Yosses spent eight years in D.C., joining the White House staff in 2006 under President George W. Bush. Dubya called him “The Pastry Man,” and as Bill recalls, his favorite question was, “Do I get ice cream with that?”
Surprisingly enough, that time has proven valuable to Yosses’ current work providing pastries for “Sweeney Todd,” Stephen Sondheim’s witty horror musical about a murderous barber and his deranged love interest, Mrs. Lovett. She runs a pie shop and eventually bakes Sweeney’s victims into the filling, so it’s a very dark joke indeed that the current production takes place in a working pie shop.
Yosses -- or Bill, as he prefers to be called -- sees a connection between his two gigs. “The White House is a show,” he says. “Everyone’s behavior or interactions with the press are carefully thought out. You are given talking points, but it’s understood that you could say the wrong thing and there could be consequences.”
The theater of politics was evident from the moment Bill joined the White House team: “Everything in the Obama and the Bush administration was very scripted. Was very controlled. For some reason they didn’t want to say anything [about my hiring] because someone had quit very suddenly. It wasn’t a very popular time for the administration. They were like, ‘Bill, we want to hire you, but we are going to play it like you are a holiday chef.’”

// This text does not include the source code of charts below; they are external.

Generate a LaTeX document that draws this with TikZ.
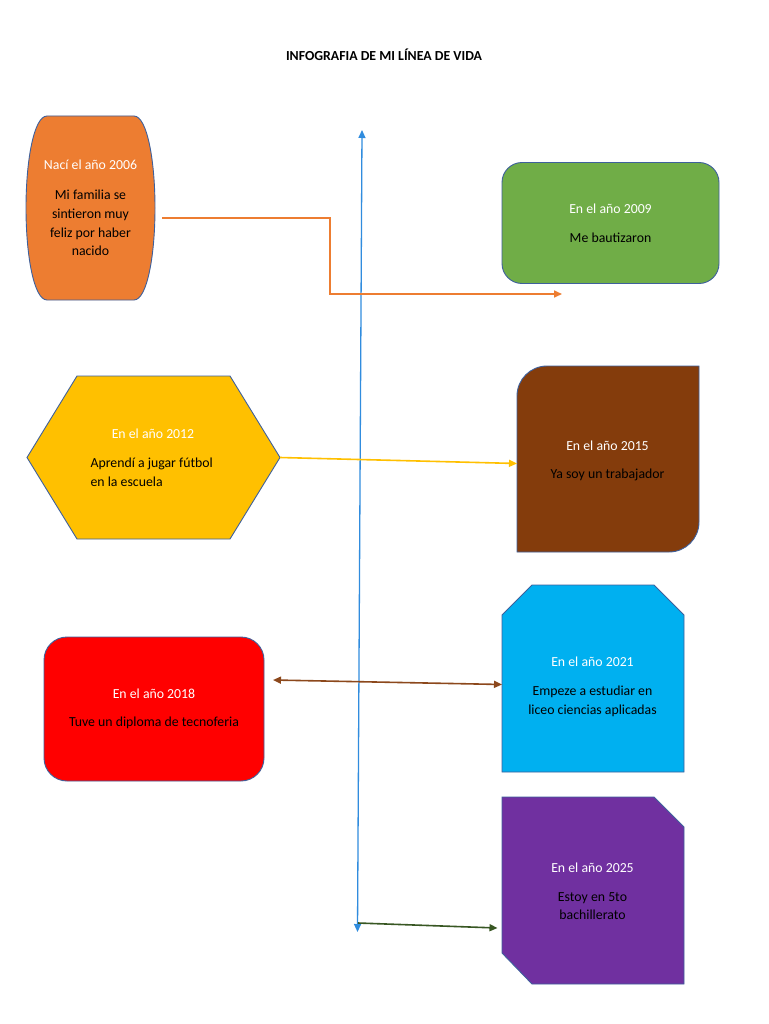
\documentclass[tikz,border=0pt]{standalone}
\usepackage{fontspec}
\setmainfont{Carlito}
\usepackage{xcolor}
\definecolor{vborde}{RGB}{62,96,156}
\definecolor{vnaranja}{RGB}{237,125,49}
\definecolor{vverde}{RGB}{112,173,71}
\definecolor{vamarillo}{RGB}{255,192,0}
\definecolor{vmarron}{RGB}{132,60,12}
\definecolor{vflecha}{RGB}{140,72,28}
\definecolor{vrojo}{RGB}{255,0,0}
\definecolor{vceleste}{RGB}{0,176,240}
\definecolor{vmorado}{RGB}{112,48,160}
\definecolor{vpino}{RGB}{56,87,35}
\definecolor{veje}{RGB}{48,140,222}
\usepackage{tikz}
\usetikzlibrary{arrows.meta, positioning, calc}
\newcommand\vtxt{\fontsize{13.8}{18.7}\selectfont}
\tikzset{
  card/.style={draw=vborde, line width=0.9pt, inner sep=0pt, outer sep=0pt},
  hold/.style={inner sep=0pt, outer sep=0pt},
  yeartxt/.style={text=white, font=\vtxt},
  bodytxt/.style={text=black, font=\vtxt, align=center},
  link/.style={line width=1.6pt, -{Triangle[length=8pt,width=7pt]}},
  twolink/.style={line width=1.6pt, {Triangle[length=8pt,width=7pt]}-{Triangle[length=8pt,width=7pt]}}
}

\begin{document}
\begin{tikzpicture}[x=1pt, y=-1pt]
  \useasboundingbox (0,0) rectangle (768,1024);
  \fill[white] (0,0) rectangle (768,1024);

  \node[font=\vtxt\bfseries] (title) at (384,55) {INFOGRAFIA DE MI LÍNEA DE VIDA};

  % --- Timeline axis ---
  \coordinate (ejeA) at (362,130);
  \coordinate (ejeB) at (357.5,932);
  \draw[veje, twolink, line width=1.3pt] (ejeB) -- (ejeA);

  % --- 2006 ---
  \draw[card, fill=vnaranja] (47,116) -- (134,116) .. controls (147,116) and (155,160) .. (155,208)
    .. controls (155,256) and (147,300) .. (134,300) -- (47,300)
    .. controls (34,300) and (26,256) .. (26,208) .. controls (26,160) and (34,116) .. (47,116) -- cycle;
  \node[hold, minimum width=129pt, minimum height=184pt] (y2006) at (90.5,208) {};
  \node[yeartxt] (t2006) at (90.5,165) {Nací el año 2006};
  \node[bodytxt] (d2006) at (90.5,223) {Mi familia se\\sintieron muy\\feliz por haber\\nacido};

  % --- 2009 ---
  \node[card, fill=vverde, rounded corners=20pt, minimum width=217pt, minimum height=121pt] (y2009) at (610.5,223) {};
  \node[yeartxt] (t2009) at (610.5,209) {En el año 2009};
  \node[bodytxt] (d2009) at (610.5,238) {Me bautizaron};

  % --- 2012 ---
  \draw[card, fill=vamarillo] (27,457.5) -- (77,376) -- (230,376) -- (280,457.5) -- (230,539) -- (77,539) -- cycle;
  \node[hold, minimum width=253pt, minimum height=163pt] (y2012) at (153.5,457.5) {};
  \node[yeartxt] (t2012) at (153,434) {En el año 2012};
  \node[bodytxt, align=left, anchor=west] (d2012) at (87,472.5) {Aprendí a jugar fútbol\\en la escuela};

  % --- 2015 ---
  \draw[card, fill=vmarron] (517,552) -- (517,396) .. controls (517,379.4) and (530.4,366) .. (547,366)
    -- (699,366) -- (699,522) .. controls (699,538.6) and (685.6,552) .. (669,552) -- cycle;
  \node[hold, minimum width=182pt, minimum height=186pt] (y2015) at (608,459) {};
  \node[yeartxt] (t2015) at (607.5,446) {En el año 2015};
  \node[bodytxt] (d2015) at (607.5,475) {Ya soy un trabajador};

  % --- 2018 ---
  \node[card, fill=vrojo, rounded corners=23pt, minimum width=220pt, minimum height=144pt] (y2018) at (154,709) {};
  \node[yeartxt] (t2018) at (154,694) {En el año 2018};
  \node[bodytxt] (d2018) at (154,723) {Tuve un diploma de tecnoferia};

  % --- 2021 ---
  \draw[card, fill=vceleste] (502,615) -- (532,585) -- (654,585) -- (684,615) -- (684,772) -- (502,772) -- cycle;
  \node[hold, minimum width=182pt, minimum height=187pt] (y2021) at (593,678.5) {};
  \node[yeartxt] (t2021) at (592.5,662) {En el año 2021};
  \node[bodytxt] (d2021) at (592.5,701) {Empeze a estudiar en\\liceo ciencias aplicadas};

  % --- 2025 ---
  \draw[card, fill=vmorado] (502,797) -- (654,797) -- (684,827) -- (684,984) -- (532,984) -- (502,953) -- cycle;
  \node[hold, minimum width=182pt, minimum height=187pt] (y2025) at (593,890.5) {};
  \node[yeartxt] (t2025) at (592.5,867.5) {En el año 2025};
  \node[bodytxt] (d2025) at (592.5,906) {Estoy en 5to\\bachillerato};

  % --- Connectors ---
  \coordinate (o2006) at (162,218);
  \coordinate (e2009) at (562,294);
  \draw[vnaranja, link] (o2006) -| (330,256) |- (e2009);

  \draw[vamarillo, link] (y2012.east) -- ([yshift=-4.5pt]y2015.west);

  \coordinate (m2018) at (273,680);
  \draw[vflecha, twolink] (m2018) -- ([yshift=-6pt]y2021.west);

  \coordinate (v0) at (358,923);
  \coordinate (v1) at (497.5,928);
  \draw[vpino, link] (v0) -- (v1);
\end{tikzpicture}
\end{document}
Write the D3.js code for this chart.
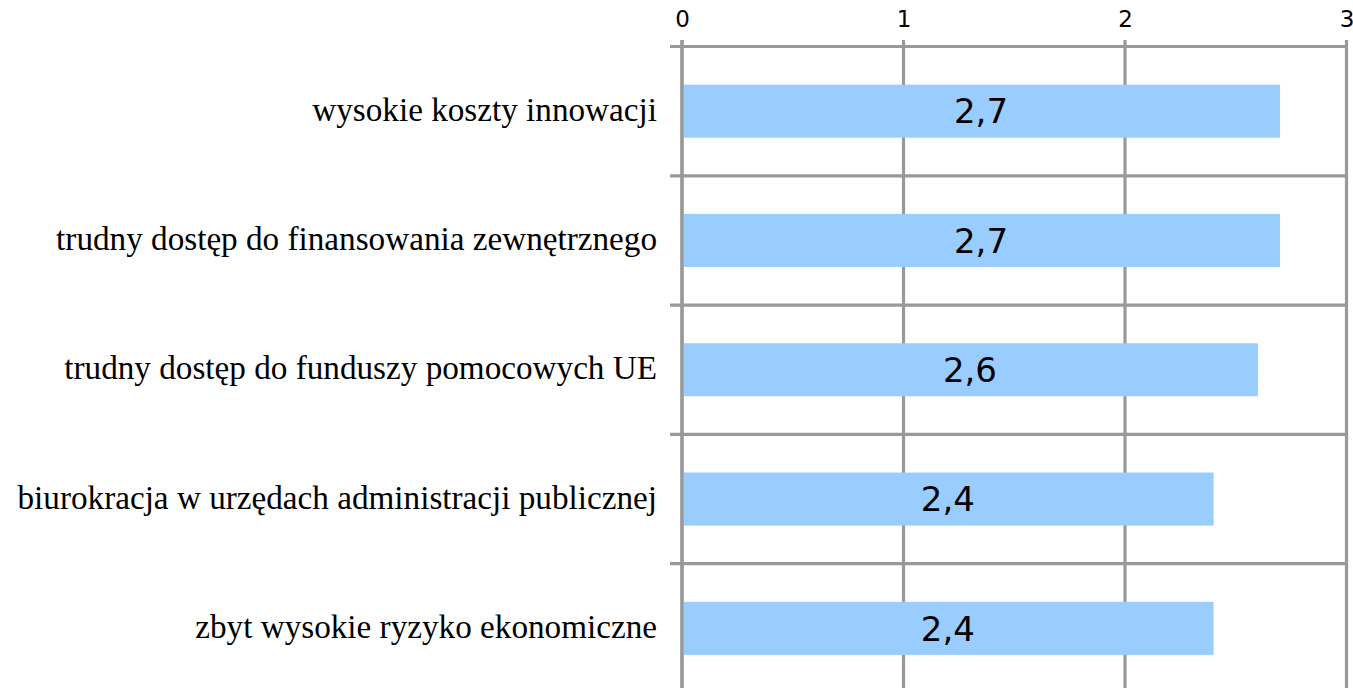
<!DOCTYPE html>
<html>
<head>
<meta charset="utf-8">
<script src="https://cdn.jsdelivr.net/npm/d3@7"></script>
<style>
html,body{margin:0;padding:0;background:#fff;}
svg{display:block;}
</style>
</head>
<body>
<svg id="chart" width="1353" height="688"></svg>
<script>
const categories = [
  "wysokie koszty innowacji",
  "trudny dostęp do finansowania zewnętrznego",
  "trudny dostęp do funduszy pomocowych UE",
  "biurokracja w urzędach administracji publicznej",
  "zbyt wysokie ryzyko ekonomiczne"
];
const values = [2.7, 2.7, 2.6, 2.4, 2.4];
const valueLabels = ["2,7", "2,7", "2,6", "2,4", "2,4"];
const tickValues = [0, 1, 2, 3];

const svg = d3.select("#chart");
const W = 1353, H = 688;
const plotTop = 46.5, plotBottom = 693;
const x = d3.scaleLinear().domain([0, 3]).range([682, 1346.5]);
const y = d3.scaleBand().domain(categories).range([plotTop, plotBottom])
  .paddingInner(0.59).paddingOuter(0.295);
const step = y.step();
const gridColor = "#999999";

// horizontal band lines
const bounds = d3.range(categories.length + 1).map(i => plotTop + i * step);
svg.append("g").selectAll("line").data(bounds).join("line")
  .attr("x1", 670).attr("x2", x(3))
  .attr("y1", d => d).attr("y2", d => d)
  .attr("stroke", gridColor).attr("stroke-width", 3.2);

// vertical gridlines
svg.append("g").selectAll("line").data(tickValues).join("line")
  .attr("x1", d => x(d)).attr("x2", d => x(d))
  .attr("y1", 40).attr("y2", H + 5)
  .attr("stroke", gridColor).attr("stroke-width", 3.2);

// bars
svg.append("g").selectAll("rect").data(values).join("rect")
  .attr("x", x(0))
  .attr("y", (d, i) => y(categories[i]))
  .attr("width", d => x(d) - x(0))
  .attr("height", y.bandwidth())
  .attr("fill", "#99ccff");

// axis line at 0 on top
svg.append("line")
  .attr("x1", x(0)).attr("x2", x(0))
  .attr("y1", 40).attr("y2", H + 5)
  .attr("stroke", gridColor).attr("stroke-width", 3.2);

// top axis tick labels
const axis = d3.axisTop(x).tickValues(tickValues).tickSize(0).tickPadding(0)
  .tickFormat(d3.format("d"));
const ag = svg.append("g").attr("transform", "translate(0,27)").call(axis);
ag.select(".domain").remove();
ag.selectAll("text")
  .attr("font-family", "DejaVu Sans, Verdana, sans-serif")
  .attr("font-size", 23).attr("fill", "#000").attr("dy", 0);

// category labels
svg.append("g").selectAll("text").data(categories).join("text")
  .attr("x", 657)
  .attr("y", d => y(d) + y.bandwidth() / 2)
  .attr("dy", "0.29em")
  .attr("text-anchor", "end")
  .style("font-family", "'Liberation Serif', 'Times New Roman', serif")
  .attr("font-size", 33.2)
  .attr("fill", "#000")
  .text(d => d);

// value labels
svg.append("g").selectAll("text").data(values).join("text")
  .attr("x", d => (x(0) + x(d)) / 2)
  .attr("y", (d, i) => y(categories[i]) + y.bandwidth() / 2)
  .attr("dy", "0.36em")
  .attr("text-anchor", "middle")
  .attr("font-family", "DejaVu Sans, Verdana, sans-serif")
  .attr("font-size", 34)
  .attr("fill", "#000")
  .text((d, i) => valueLabels[i]);
</script>
</body>
</html>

Bill presents a 300-pound White House made of gingerbread. Photo courtesy of National Journal.
The scripting also included intense training for interactions with the public and the press: “We had four sessions a year that were mandatory to attend on ethical behavior for federal employees,” Bill recalls. “I was a cook. Imagine what the chief of staff had to go through! We had to do playacting, role playing. It was held by the legal counsel to the President. That’s the level of detail and concern they had.”
So how did the man that President Obama nicknamed “the Crustmaster” find himself baking for the cannibals at Barrow Street? According to Bill, all it took was a simple ask: “When I came back to New York, I started this pie business, and it appeared in the press,” he recalls. “That week Rachel Edwards, who is the producer of this show in London was in New York looking around for a venue. She called me and she asked, ‘You have a pie shop, can we do our show there? I told her ‘It’s in Long Island City: I don’t think you’re going to get a lot of people come out to Long Island City.’ So they found Barrow Street, but they kept me on as the pie chef.”
Because audience members at “Sweeney Todd” have a chance to buy pies and eat them in the theater, Bill has to be prepare a massive amount of food every day. He starts cooking hours before anyone from the cast or crew arrives at the theater. The pies are kept in an oven at 150 degrees, so they come out warm and with Bill’s signature flaky crust.
If you can’t make it to the show, then you can bake your own perfect pie with a few pointers from Bill: “Use unbleached flour of a good brand,” he says. “I like King Arthur. Use butter, not shortening, and cut the butter pieces very small and cold. The reason for that is that you don’t develop the gluten when the butter is cold, and you mix the flour and the butter first. Then you add the water. You add it very cold, even ice water, and work it as little as possible; preferably by hand. Don’t forget to salt. Here’s something that we do at the shop and most books don’t say: you fold the pie dough a couple times, like a letter fold. We do that with the dough; it adds layers and flakiness.”
A recipe is also a script, of course, but Bill doesn’t mind improvising here and there. In fact, he finds a lot of freedom in his new job, compared to his last. As he says, “It seemed like just a great way to free myself from that sort of [scripted] life, to embrace cannibalism.”